It's quiet in the house. I'm up late and everyone else is asleep. In seven hours, I'll be in prep for exploratory surgery on my hip. I've had trouble with it for the past ten years and since no one can seem to fix it, this seems the logical next step. I'm a little anxious. I just finished revisions on a story and need to complete another which is 3/4 of the way done and start on a third. I worry that the pain meds are going to knock me out for days and cause me to be non-productive (I don't care if it's a word or not, that's not the point.)
I'm not worried about the outcome. I'm not worried that they won't find anything. I'm not worried they'll find something. I can't worry about that stuff. It's out of my hands now. Either they will or they won't and either way I'll be in pain for days. Do I hope they'll find something they can fix? Hell, yeah. Am I going to go all-in on this surgery being the cure for pain that has plagued me for ten years? Meh. I'll be happy if it does and not shocked if it doesn't.
So instead of worrying about the results, I'm worried about my writing.

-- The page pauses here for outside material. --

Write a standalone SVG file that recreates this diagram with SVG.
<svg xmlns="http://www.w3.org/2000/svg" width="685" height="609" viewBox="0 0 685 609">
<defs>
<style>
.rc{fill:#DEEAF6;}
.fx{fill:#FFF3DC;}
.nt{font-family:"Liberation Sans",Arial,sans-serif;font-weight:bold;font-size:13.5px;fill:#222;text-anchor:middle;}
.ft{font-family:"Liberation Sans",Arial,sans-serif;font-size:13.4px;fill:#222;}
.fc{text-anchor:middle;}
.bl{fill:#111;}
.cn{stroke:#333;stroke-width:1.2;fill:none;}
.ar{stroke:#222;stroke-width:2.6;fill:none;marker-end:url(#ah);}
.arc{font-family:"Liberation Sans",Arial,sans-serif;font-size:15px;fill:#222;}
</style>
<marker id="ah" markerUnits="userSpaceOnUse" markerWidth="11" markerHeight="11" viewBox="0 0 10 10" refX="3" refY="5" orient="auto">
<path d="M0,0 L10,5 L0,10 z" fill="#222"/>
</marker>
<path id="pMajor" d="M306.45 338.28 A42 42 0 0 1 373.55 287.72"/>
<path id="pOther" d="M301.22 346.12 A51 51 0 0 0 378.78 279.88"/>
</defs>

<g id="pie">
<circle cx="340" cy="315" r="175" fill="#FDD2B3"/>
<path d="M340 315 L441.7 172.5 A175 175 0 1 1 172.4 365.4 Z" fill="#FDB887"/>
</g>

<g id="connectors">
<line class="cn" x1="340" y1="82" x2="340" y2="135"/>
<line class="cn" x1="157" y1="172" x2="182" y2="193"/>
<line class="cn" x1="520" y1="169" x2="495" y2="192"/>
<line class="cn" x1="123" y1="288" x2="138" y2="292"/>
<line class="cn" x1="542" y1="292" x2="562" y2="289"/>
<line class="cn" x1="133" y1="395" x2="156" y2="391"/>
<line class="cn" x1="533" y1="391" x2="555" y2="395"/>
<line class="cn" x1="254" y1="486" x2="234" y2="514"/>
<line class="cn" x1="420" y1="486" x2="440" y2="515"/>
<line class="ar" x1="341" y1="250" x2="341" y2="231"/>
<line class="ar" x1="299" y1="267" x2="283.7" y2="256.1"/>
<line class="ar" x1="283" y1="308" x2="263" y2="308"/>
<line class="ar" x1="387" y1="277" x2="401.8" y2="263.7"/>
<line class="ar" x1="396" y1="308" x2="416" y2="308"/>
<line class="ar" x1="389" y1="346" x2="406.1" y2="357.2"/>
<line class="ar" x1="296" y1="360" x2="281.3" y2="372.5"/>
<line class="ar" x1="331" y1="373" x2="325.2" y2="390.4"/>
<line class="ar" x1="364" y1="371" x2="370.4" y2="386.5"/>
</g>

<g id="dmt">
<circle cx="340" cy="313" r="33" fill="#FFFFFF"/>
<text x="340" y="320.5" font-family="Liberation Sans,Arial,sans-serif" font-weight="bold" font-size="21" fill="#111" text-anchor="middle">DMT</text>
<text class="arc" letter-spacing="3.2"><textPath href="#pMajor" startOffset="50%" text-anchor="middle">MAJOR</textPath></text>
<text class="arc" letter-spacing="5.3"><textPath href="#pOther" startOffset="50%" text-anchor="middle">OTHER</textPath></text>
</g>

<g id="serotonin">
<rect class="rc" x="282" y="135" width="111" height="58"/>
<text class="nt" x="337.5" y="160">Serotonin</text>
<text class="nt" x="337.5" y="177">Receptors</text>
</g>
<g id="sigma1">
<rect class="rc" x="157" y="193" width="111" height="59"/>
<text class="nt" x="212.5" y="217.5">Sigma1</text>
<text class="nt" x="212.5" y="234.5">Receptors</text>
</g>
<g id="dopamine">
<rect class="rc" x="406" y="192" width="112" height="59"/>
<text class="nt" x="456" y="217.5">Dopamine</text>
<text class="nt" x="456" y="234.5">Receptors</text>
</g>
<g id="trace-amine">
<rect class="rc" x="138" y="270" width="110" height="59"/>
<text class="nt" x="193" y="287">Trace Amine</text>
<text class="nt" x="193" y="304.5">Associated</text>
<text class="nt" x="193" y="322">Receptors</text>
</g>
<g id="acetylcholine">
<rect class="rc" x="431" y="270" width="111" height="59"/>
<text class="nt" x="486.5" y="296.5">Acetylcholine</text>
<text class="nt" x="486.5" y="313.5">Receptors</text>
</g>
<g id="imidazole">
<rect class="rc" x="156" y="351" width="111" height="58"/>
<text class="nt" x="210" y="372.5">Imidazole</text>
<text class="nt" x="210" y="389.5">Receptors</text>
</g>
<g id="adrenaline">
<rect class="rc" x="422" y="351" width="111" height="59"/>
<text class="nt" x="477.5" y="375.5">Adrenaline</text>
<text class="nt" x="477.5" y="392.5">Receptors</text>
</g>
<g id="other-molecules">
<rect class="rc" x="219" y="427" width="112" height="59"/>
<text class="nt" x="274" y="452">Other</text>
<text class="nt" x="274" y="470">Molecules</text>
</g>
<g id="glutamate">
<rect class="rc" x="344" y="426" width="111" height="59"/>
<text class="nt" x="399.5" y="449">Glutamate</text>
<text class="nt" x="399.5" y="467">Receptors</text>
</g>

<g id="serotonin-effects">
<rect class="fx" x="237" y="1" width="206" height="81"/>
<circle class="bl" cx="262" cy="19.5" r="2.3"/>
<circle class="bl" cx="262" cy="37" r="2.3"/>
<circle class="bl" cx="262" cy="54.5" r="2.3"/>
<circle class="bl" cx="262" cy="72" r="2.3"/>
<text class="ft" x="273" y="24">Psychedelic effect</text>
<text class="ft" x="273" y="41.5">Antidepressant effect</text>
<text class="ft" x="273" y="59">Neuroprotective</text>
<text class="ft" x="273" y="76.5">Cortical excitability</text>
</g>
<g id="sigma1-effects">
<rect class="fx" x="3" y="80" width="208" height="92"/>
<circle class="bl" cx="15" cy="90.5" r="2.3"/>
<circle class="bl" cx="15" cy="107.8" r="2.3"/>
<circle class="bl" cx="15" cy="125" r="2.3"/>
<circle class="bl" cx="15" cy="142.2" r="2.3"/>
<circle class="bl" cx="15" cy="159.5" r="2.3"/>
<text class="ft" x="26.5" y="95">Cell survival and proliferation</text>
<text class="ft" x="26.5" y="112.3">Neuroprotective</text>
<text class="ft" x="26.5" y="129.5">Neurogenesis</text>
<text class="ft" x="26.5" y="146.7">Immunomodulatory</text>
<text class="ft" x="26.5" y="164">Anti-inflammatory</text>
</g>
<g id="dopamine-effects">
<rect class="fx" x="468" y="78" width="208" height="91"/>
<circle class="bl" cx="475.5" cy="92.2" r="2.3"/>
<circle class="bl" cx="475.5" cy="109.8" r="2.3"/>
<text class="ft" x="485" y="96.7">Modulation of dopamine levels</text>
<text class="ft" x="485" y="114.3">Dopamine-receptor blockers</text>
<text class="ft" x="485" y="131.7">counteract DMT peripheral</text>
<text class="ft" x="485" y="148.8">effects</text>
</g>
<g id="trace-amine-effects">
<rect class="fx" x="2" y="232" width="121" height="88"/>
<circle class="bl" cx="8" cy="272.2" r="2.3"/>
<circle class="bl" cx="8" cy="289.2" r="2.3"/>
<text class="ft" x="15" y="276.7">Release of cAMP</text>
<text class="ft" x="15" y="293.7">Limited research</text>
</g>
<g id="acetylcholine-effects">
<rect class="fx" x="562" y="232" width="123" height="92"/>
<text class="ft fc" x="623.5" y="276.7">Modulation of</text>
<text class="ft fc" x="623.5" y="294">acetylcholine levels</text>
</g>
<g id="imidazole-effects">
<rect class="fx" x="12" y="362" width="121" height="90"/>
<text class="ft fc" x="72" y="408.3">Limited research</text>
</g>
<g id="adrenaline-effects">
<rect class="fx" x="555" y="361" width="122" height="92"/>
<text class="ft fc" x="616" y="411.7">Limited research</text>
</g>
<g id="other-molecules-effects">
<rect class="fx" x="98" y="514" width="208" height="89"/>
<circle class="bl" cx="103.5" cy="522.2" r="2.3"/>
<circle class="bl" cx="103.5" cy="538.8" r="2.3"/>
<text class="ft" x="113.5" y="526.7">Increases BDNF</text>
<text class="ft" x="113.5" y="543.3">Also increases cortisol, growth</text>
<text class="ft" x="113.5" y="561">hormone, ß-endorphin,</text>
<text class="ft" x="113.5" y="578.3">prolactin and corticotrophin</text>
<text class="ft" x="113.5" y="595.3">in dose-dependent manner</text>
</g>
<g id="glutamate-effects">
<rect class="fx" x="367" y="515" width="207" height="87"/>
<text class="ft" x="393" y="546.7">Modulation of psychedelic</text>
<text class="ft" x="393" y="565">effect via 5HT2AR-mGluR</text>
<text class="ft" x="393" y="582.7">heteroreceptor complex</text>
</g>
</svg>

Did I mention my debut book just hit the shelves? That RWA National conference is at the end of July? That I want to continue to write and finish these books that are driving me nuts? So I'm awake and wondering if I should spend the night writing. It will probably be more coherent than what I'll be able to put together over the next couple of days. But I have to wake up in 5-1/2 hours. Granted I'll be asleep most of the morning. :)
Outpatient surgery, crutches for a while after, physical therapy starts Tuesday. Maybe this time I'll ride the dragon. See you all on the other side.